Implications of the Court's Decision
The court's decision to reverse the summary judgment order had significant implications for the plaintiffs' ability to pursue their claims. By remanding the case for further proceedings, the court allowed the plaintiffs to present their evidence regarding Carroll's potential partnership liability, whether through direct partnership claims or under theories of estoppel and apparent authority. This ruling reaffirmed the principle that parties should be able to fully litigate their claims when factual disputes exist.
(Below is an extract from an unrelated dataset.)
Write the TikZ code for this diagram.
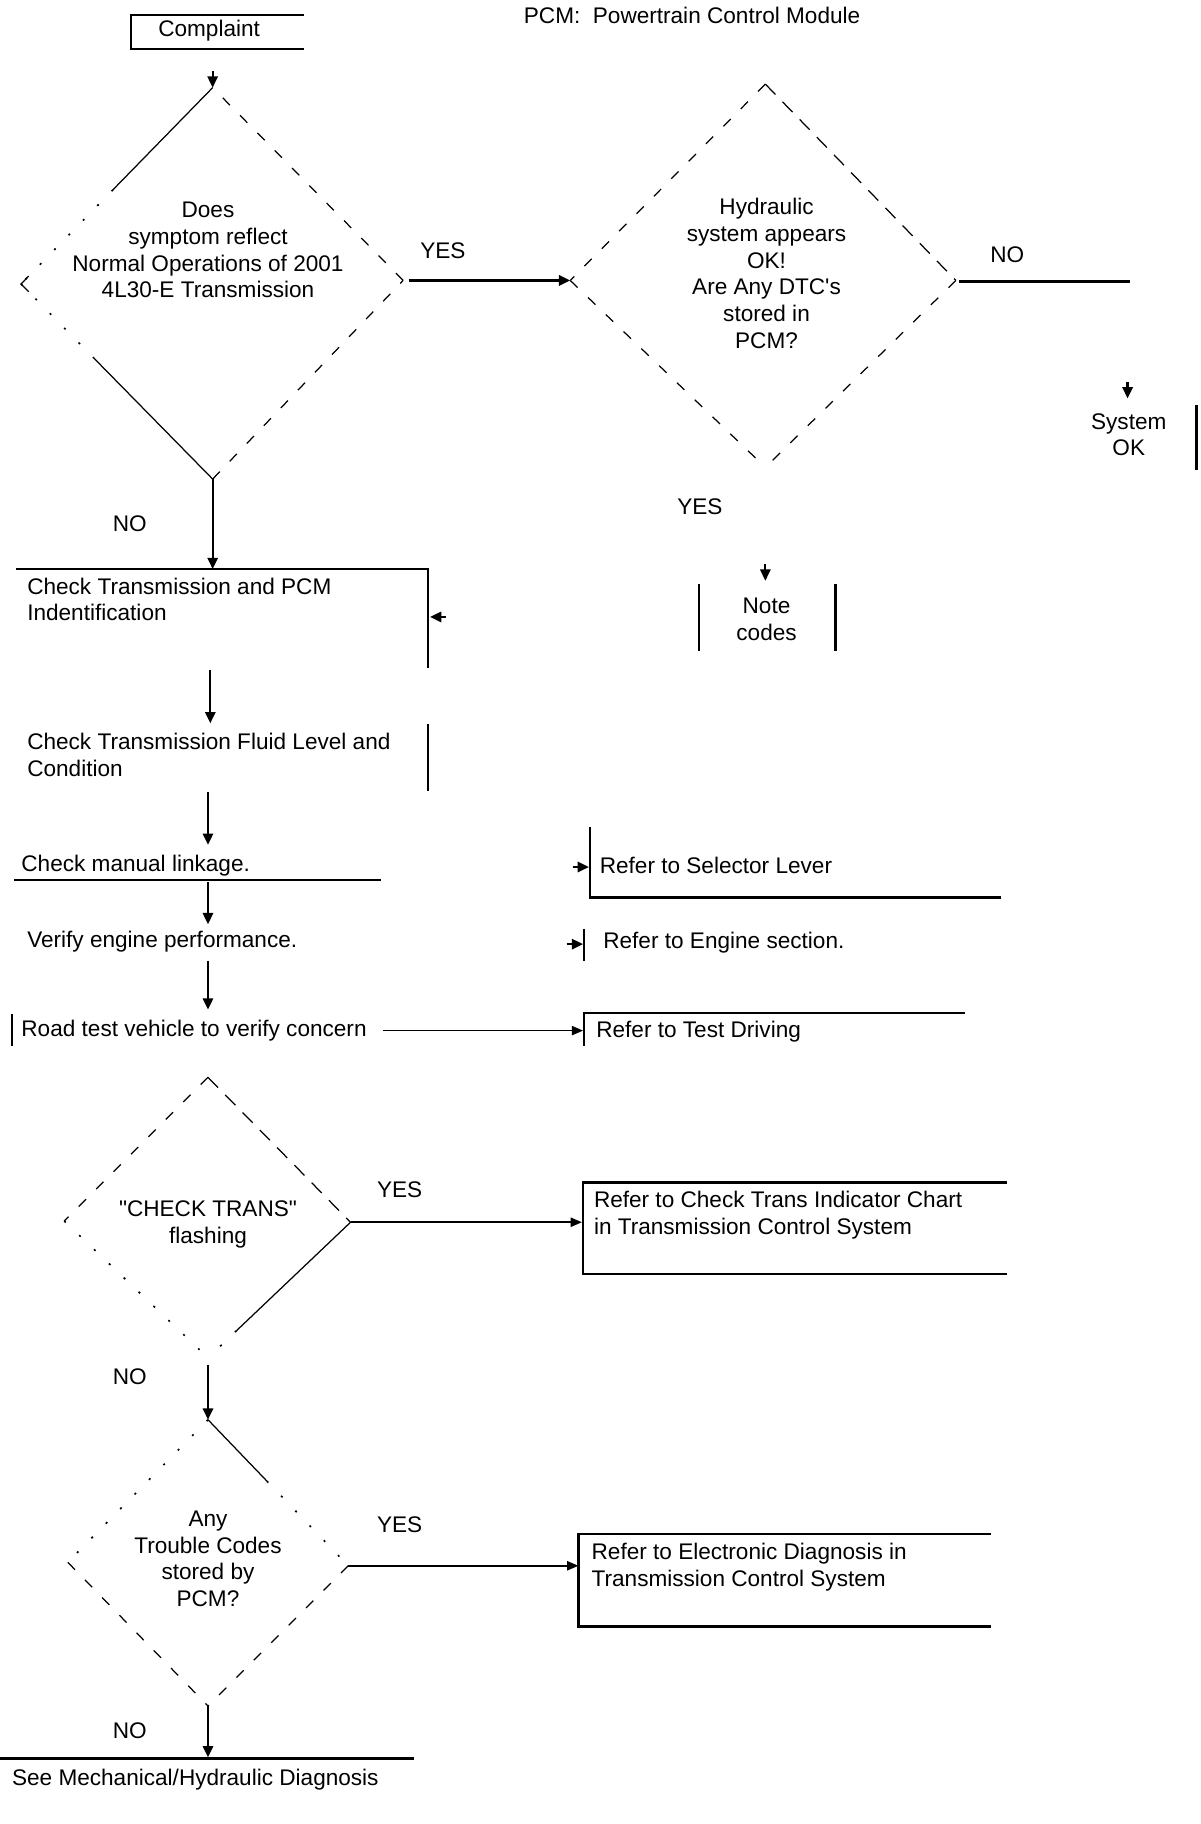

The court’s opinion served as a reminder of the legal standards surrounding partnership liability and the importance of allowing parties to present their cases in a trial setting rather than resolving complex issues prematurely through summary judgment. Ultimately, the court's reasoning reinforced the necessity of a careful examination of the facts and the parties' conduct before determining liability.
Conclusion of the Court
In conclusion, the North Carolina Court of Appeals determined that the trial court had erred in granting summary judgment for Carroll due to the existence of genuine issues of material fact regarding his partnership status. The court emphasized that Carroll had not adequately shown that there were no factual questions surrounding his representations and conduct that could lead to liability as a partner. By reversing the trial court's decision and remanding the case, the appellate court allowed for further examination of the evidence and provided the plaintiffs an opportunity to substantiate their claims against Carroll. This decision underscored the judiciary's commitment to ensuring that all relevant facts are considered and that parties have the chance to fully present their cases in court.